Search the records for "this". Copy every line where it appears.

-------- DATASET EXTRACT

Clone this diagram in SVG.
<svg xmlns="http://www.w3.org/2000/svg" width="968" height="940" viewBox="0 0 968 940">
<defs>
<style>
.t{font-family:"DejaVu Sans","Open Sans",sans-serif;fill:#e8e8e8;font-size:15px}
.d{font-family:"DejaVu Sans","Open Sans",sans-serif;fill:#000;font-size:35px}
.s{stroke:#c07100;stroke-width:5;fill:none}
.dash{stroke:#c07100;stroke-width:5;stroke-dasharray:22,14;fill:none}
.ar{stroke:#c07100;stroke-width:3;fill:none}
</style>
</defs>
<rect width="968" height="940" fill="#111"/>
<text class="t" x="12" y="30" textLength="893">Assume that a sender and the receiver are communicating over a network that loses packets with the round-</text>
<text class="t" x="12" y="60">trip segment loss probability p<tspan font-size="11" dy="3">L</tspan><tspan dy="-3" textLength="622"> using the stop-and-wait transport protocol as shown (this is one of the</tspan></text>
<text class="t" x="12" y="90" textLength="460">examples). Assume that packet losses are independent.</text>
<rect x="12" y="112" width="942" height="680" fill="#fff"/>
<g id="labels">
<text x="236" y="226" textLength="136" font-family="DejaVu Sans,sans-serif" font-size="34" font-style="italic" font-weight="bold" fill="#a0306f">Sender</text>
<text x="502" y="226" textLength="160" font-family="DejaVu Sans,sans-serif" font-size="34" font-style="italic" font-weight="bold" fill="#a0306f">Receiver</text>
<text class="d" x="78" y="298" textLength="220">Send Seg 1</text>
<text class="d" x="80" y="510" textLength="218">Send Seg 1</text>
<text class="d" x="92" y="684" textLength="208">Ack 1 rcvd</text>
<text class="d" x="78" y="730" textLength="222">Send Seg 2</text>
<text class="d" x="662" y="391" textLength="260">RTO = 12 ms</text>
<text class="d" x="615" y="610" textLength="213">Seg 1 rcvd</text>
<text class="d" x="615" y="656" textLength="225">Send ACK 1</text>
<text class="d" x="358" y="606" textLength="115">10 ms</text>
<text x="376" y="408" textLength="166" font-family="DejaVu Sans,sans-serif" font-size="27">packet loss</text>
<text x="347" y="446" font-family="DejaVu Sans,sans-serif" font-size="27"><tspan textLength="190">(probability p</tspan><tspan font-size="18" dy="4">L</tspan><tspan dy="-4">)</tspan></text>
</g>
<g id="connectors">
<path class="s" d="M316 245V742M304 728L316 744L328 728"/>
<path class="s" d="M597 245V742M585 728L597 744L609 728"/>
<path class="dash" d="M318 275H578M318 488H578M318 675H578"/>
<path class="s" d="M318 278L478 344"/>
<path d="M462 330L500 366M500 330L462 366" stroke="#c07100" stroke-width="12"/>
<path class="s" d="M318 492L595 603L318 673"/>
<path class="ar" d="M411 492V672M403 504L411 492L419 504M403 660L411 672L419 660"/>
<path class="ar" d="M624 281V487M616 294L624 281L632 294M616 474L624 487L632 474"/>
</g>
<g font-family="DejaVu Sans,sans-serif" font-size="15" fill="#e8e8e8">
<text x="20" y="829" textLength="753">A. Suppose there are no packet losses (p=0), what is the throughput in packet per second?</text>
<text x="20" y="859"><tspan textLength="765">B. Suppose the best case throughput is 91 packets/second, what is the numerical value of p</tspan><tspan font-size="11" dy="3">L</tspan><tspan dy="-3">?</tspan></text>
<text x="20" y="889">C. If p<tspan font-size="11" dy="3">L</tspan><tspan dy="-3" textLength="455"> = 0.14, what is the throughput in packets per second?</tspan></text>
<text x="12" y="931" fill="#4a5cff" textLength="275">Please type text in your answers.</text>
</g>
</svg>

----------------
-------- DATASET EXTRACT

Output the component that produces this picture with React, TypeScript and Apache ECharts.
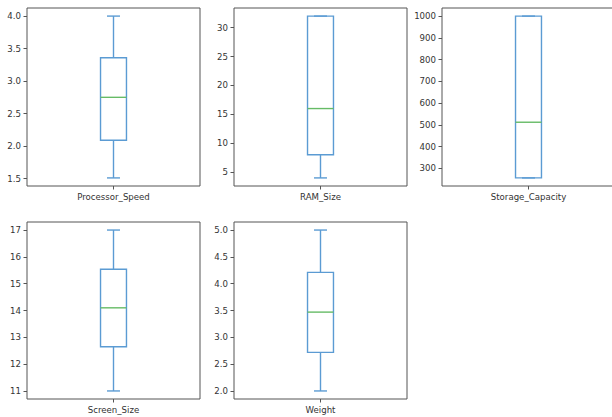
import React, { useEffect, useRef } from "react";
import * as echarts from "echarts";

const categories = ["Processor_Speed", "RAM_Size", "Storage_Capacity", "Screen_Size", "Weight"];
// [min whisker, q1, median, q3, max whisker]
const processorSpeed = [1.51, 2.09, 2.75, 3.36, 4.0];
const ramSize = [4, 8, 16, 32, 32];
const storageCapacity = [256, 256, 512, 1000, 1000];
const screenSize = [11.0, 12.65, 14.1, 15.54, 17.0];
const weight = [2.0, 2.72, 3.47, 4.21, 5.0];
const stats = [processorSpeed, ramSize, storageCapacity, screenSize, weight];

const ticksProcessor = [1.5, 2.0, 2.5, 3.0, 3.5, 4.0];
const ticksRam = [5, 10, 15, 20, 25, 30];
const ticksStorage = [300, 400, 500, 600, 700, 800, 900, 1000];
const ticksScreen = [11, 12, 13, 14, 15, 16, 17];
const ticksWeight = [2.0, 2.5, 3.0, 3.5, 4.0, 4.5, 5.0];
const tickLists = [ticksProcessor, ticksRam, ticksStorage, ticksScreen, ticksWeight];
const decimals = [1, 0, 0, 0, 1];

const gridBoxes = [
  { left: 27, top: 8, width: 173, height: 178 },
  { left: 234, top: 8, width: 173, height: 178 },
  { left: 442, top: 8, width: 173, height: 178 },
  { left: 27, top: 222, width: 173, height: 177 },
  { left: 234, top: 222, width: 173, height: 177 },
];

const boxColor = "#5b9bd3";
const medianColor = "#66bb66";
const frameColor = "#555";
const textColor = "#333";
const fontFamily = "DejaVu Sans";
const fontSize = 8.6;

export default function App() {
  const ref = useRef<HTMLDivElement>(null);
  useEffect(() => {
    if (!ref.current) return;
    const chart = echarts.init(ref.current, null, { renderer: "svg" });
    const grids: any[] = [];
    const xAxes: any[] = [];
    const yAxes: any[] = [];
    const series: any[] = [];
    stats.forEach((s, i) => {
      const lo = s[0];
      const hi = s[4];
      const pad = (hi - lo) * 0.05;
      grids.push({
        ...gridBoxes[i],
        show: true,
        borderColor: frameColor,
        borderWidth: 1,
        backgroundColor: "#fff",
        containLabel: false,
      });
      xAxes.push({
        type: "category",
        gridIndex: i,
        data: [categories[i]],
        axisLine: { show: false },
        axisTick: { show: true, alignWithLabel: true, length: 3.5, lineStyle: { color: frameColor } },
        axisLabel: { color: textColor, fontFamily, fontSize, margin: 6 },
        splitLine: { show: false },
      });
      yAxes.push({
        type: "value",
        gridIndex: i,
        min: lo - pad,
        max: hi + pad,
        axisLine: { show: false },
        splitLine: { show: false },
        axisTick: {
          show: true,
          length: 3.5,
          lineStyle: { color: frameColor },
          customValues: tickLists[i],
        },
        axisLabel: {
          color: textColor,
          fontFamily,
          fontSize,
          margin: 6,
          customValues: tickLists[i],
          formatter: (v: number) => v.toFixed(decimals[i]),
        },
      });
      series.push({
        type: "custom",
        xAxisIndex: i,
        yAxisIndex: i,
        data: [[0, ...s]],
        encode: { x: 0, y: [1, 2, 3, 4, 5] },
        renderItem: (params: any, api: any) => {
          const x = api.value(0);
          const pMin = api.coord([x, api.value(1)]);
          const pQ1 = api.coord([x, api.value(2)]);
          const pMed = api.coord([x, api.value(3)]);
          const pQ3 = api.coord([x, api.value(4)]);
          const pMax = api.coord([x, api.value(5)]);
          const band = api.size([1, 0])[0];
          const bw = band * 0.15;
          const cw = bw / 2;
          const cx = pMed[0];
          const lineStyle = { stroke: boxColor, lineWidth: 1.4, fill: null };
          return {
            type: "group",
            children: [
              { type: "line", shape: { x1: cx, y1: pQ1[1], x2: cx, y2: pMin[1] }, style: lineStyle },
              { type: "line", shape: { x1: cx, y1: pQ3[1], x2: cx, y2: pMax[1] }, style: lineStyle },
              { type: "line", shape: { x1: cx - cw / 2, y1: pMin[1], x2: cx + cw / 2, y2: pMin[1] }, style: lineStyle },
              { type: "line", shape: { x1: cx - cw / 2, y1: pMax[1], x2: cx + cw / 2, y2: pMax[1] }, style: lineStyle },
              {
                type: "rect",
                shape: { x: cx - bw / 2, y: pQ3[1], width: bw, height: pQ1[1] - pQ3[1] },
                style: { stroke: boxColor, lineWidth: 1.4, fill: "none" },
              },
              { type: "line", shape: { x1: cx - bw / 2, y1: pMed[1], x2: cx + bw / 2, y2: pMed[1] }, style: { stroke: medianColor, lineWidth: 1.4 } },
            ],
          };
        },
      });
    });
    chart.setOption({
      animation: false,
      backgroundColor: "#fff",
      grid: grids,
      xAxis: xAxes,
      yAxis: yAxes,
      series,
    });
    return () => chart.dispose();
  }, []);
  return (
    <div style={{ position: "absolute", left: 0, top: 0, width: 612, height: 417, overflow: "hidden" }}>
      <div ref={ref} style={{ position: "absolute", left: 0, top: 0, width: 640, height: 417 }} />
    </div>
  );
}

----------------

## SOLVED EXERCISE
Clone this diagram in SVG.
<text class="t" x="12" y="60">trip segment loss probability p<tspan font-size="11" dy="3">L</tspan><tspan dy="-3" textLength="622"> using the stop-and-wait transport protocol as shown (this is one of the</tspan></text>
Output the component that produces this picture with React, TypeScript and Apache ECharts.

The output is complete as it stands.